▶

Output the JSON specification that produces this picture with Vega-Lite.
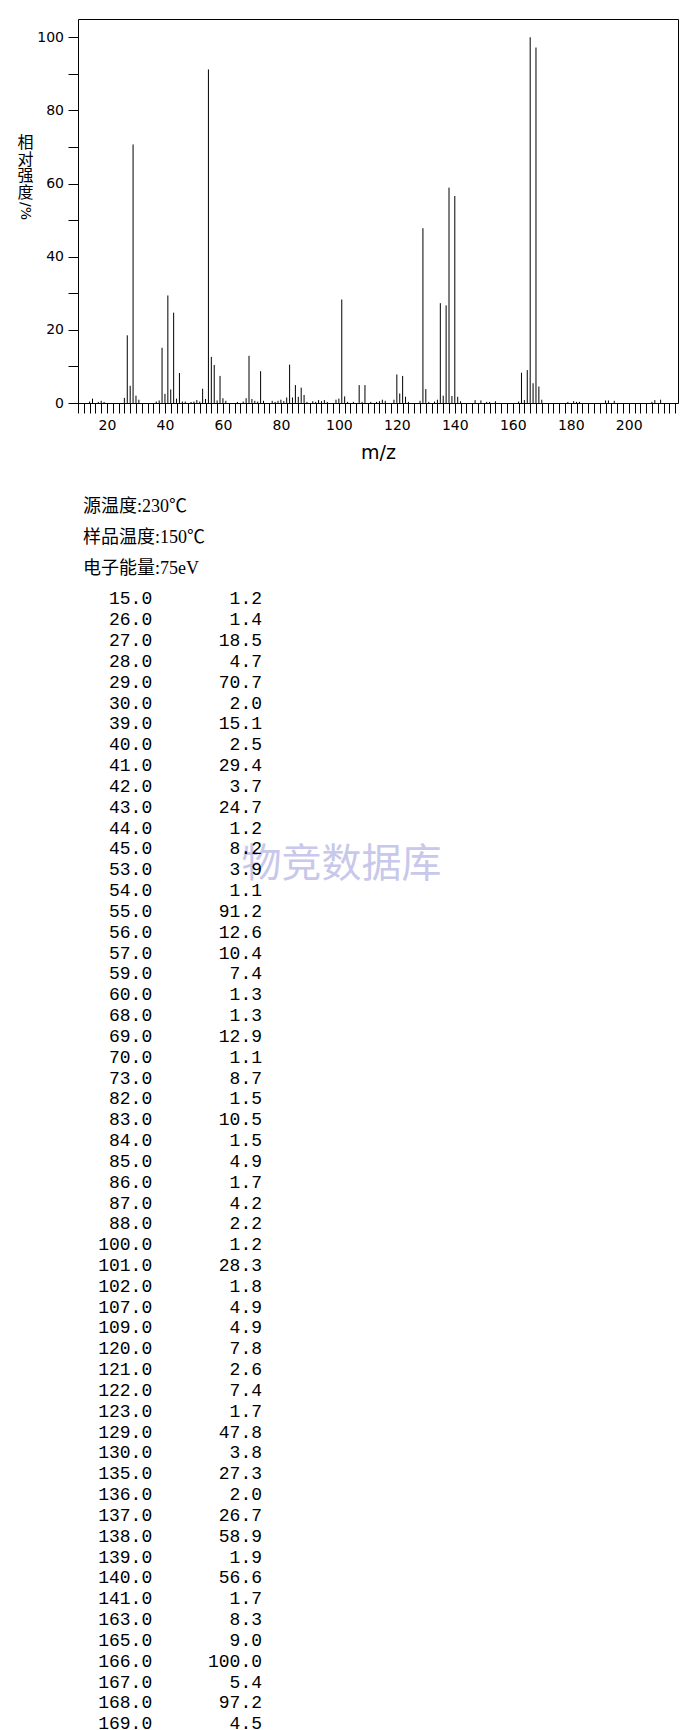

◀
▶

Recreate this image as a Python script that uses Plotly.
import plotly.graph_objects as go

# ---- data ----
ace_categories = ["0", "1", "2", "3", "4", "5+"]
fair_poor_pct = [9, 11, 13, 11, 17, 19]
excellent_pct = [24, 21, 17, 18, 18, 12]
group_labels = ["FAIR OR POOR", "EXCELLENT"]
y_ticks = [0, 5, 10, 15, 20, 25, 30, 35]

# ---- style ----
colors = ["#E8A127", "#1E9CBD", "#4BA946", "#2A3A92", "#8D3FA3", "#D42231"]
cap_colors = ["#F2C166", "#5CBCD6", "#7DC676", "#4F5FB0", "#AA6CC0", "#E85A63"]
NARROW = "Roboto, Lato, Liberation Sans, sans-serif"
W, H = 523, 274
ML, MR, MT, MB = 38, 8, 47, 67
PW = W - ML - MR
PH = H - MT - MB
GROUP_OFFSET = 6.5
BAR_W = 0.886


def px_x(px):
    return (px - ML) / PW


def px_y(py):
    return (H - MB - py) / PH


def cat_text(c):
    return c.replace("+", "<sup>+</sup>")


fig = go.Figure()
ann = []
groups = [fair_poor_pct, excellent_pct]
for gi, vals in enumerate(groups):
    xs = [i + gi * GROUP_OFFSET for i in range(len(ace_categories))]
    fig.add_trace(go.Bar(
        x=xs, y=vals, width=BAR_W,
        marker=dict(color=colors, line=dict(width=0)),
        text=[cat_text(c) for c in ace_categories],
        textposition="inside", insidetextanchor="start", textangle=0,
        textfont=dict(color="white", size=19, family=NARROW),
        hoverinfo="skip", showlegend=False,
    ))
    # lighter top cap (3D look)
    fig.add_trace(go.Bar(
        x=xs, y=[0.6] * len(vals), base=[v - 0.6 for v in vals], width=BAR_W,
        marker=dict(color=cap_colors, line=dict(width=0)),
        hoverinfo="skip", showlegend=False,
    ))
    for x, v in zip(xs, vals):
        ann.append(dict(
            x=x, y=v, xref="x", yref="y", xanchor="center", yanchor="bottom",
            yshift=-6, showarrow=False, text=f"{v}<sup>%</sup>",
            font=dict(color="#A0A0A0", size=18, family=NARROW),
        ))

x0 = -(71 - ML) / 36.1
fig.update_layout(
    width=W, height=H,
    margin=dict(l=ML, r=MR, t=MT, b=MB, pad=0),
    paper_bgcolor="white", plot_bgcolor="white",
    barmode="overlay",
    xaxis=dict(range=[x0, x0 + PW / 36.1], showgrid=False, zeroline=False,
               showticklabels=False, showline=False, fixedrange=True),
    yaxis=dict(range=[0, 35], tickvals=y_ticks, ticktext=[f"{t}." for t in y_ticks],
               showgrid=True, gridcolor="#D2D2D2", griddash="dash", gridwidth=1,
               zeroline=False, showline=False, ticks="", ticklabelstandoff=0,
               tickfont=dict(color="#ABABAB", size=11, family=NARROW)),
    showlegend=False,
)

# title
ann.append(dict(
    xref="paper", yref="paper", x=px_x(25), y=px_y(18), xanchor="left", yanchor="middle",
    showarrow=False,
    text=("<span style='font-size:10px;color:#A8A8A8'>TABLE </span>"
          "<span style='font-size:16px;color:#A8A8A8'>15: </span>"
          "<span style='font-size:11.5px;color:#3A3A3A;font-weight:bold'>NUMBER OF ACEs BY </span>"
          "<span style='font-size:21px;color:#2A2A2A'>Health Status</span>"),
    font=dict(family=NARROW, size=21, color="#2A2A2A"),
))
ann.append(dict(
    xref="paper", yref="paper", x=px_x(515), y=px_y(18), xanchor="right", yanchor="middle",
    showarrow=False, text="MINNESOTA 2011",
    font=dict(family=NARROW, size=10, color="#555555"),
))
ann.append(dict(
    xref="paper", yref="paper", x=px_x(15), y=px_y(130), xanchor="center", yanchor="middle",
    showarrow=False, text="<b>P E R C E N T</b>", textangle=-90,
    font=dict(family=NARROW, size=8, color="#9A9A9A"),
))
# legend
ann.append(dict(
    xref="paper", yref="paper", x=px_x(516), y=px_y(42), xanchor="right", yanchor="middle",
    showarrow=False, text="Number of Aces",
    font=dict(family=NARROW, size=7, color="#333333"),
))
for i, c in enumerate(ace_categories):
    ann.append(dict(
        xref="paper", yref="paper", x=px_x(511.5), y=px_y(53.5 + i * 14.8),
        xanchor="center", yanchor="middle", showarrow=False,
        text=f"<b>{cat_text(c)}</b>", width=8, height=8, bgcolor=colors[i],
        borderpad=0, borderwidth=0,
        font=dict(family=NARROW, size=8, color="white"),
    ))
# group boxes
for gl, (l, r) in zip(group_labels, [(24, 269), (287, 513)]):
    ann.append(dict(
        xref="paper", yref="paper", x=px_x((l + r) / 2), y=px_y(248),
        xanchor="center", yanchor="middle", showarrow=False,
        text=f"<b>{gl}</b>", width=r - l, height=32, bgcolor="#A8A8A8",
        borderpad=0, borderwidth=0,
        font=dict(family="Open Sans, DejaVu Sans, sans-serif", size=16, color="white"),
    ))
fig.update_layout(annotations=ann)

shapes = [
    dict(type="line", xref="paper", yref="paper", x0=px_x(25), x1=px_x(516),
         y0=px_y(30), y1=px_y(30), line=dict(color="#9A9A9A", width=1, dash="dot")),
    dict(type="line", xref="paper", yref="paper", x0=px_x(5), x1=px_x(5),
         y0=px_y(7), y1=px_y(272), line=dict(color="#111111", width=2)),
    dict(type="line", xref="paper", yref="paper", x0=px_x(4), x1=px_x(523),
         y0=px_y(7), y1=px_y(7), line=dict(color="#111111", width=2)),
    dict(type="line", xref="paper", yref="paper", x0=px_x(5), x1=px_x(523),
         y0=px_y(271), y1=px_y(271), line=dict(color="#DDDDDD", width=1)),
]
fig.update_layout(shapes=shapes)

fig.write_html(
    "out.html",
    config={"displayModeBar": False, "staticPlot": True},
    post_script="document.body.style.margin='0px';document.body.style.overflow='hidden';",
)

◀
▶

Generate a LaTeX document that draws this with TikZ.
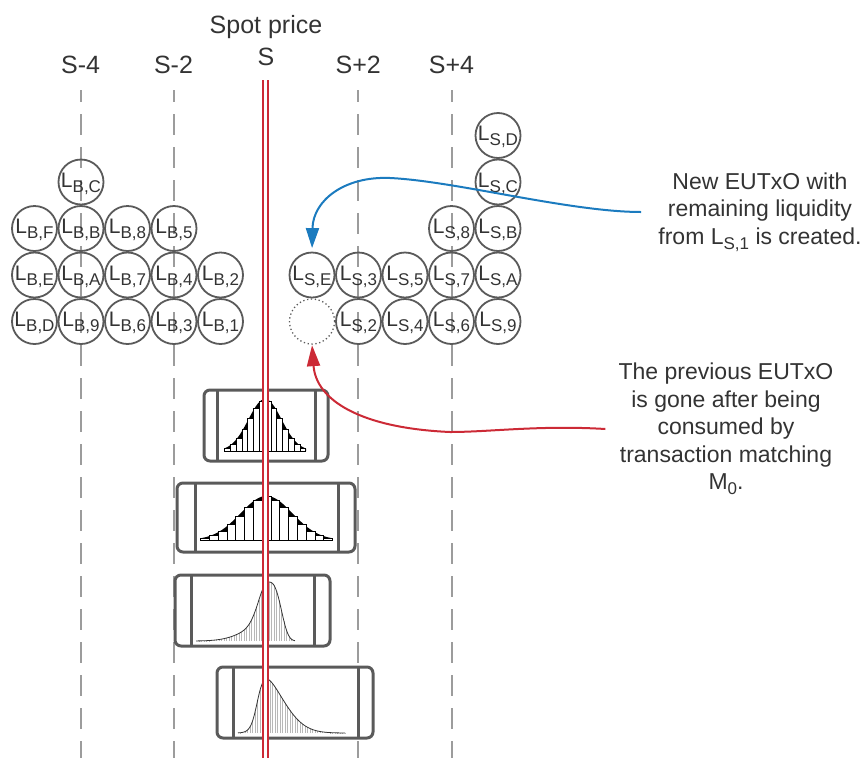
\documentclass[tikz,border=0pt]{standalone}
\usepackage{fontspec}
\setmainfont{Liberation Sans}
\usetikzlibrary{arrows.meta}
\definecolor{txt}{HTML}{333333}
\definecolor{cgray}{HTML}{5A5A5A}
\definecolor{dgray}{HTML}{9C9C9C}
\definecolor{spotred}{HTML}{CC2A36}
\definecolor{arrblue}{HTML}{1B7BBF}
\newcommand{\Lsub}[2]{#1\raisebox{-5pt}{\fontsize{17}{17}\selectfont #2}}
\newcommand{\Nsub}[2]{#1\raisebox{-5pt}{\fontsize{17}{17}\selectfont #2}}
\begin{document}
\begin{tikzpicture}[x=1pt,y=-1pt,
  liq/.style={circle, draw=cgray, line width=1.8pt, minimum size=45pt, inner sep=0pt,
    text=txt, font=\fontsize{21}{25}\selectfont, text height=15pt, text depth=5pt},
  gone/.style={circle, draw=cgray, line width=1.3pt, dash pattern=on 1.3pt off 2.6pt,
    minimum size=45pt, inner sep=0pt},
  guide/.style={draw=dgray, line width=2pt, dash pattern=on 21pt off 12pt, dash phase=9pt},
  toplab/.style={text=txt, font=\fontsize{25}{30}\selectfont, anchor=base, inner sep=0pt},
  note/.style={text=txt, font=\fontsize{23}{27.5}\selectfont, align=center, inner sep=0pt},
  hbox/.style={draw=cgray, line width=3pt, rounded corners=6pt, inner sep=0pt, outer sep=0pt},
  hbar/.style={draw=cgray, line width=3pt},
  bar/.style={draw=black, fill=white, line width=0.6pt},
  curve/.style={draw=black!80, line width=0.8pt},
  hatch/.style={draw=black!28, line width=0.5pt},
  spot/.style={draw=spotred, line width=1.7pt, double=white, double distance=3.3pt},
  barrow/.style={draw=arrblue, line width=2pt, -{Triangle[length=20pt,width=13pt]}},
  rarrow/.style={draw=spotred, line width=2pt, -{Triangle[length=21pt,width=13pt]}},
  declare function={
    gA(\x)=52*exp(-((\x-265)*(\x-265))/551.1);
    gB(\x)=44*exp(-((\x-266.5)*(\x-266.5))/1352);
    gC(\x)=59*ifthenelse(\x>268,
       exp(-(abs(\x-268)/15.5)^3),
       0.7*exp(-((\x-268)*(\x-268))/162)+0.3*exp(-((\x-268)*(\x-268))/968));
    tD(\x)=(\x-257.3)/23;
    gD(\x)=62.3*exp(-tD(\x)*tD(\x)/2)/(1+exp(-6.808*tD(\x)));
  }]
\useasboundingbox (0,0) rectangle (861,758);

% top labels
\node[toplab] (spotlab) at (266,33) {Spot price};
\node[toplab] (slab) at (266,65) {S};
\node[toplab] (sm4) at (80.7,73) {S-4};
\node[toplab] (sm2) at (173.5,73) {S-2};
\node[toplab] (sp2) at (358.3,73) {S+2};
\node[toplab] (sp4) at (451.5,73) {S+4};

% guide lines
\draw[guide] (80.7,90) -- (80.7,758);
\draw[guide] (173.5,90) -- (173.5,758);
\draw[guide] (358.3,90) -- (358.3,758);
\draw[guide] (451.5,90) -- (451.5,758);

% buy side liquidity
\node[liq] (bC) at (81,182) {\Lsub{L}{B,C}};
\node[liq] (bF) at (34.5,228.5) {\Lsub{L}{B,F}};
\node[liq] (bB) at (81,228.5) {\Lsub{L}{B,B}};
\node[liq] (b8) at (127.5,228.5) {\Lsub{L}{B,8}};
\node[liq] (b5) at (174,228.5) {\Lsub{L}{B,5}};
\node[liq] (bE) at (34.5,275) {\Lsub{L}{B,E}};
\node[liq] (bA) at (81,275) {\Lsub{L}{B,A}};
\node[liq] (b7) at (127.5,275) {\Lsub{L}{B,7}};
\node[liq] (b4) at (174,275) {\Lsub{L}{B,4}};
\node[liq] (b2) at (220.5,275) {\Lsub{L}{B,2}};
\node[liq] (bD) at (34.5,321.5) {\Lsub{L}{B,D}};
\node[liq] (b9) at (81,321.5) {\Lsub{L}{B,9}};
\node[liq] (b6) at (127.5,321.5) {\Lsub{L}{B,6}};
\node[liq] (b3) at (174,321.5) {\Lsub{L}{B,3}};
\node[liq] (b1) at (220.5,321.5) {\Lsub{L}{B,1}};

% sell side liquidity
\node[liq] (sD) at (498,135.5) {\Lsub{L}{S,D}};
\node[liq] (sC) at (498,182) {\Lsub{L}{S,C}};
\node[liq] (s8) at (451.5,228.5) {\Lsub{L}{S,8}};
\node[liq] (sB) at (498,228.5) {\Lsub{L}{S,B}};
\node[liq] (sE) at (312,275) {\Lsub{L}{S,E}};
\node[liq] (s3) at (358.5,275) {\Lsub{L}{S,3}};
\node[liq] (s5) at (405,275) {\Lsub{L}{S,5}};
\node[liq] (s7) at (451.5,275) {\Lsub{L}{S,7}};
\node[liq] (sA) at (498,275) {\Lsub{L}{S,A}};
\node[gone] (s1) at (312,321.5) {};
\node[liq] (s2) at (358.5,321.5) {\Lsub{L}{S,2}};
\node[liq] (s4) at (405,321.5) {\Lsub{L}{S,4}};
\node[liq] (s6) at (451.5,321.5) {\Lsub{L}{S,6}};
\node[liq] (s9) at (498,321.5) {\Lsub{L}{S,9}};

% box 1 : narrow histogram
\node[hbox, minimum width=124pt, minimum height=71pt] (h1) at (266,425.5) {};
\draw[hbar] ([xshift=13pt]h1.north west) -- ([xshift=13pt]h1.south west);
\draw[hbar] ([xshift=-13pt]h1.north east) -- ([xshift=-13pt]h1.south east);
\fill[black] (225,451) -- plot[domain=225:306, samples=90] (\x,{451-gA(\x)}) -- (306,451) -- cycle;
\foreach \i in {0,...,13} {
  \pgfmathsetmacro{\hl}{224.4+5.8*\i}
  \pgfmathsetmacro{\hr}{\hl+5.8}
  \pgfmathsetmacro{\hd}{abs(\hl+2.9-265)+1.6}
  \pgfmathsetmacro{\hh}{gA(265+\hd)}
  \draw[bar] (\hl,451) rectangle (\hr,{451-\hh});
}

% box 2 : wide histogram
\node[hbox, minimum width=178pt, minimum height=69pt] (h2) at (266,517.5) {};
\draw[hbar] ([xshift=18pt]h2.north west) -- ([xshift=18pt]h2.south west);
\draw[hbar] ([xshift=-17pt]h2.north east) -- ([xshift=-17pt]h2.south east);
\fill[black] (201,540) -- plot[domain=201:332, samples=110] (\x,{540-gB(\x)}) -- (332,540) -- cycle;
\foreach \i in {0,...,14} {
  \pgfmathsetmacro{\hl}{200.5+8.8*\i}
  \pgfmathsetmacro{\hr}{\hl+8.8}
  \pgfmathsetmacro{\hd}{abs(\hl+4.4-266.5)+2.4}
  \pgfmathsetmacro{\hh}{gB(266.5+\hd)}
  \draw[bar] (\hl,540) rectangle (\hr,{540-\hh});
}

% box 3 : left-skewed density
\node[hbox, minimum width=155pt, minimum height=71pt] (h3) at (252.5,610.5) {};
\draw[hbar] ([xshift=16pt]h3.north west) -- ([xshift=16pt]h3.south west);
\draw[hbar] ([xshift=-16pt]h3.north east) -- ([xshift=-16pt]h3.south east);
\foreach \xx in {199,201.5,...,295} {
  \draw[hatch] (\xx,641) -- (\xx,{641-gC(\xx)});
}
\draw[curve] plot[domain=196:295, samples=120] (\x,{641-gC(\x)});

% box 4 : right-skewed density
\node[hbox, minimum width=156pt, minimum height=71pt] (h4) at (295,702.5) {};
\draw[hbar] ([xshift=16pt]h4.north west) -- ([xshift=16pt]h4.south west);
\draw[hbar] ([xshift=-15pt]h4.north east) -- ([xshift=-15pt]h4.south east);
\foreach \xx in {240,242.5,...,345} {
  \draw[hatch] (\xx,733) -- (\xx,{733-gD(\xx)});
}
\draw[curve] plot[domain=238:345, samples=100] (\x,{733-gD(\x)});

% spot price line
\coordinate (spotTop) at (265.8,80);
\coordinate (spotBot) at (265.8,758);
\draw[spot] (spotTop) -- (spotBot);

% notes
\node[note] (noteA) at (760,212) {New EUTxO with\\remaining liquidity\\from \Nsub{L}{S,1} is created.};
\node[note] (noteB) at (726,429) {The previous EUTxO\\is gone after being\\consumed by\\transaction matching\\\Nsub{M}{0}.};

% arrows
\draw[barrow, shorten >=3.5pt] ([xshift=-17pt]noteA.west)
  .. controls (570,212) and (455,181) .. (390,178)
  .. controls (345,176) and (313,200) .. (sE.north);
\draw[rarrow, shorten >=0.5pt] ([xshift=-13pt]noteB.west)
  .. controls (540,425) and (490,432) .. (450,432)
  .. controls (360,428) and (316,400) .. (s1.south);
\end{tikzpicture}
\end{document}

◀

Go through the entries and return each line where the word "that" appears.

Output the JSON specification that produces this picture with Vega-Lite.
Recreate this image as a Python script that uses Plotly.
Generate a LaTeX document that draws this with TikZ.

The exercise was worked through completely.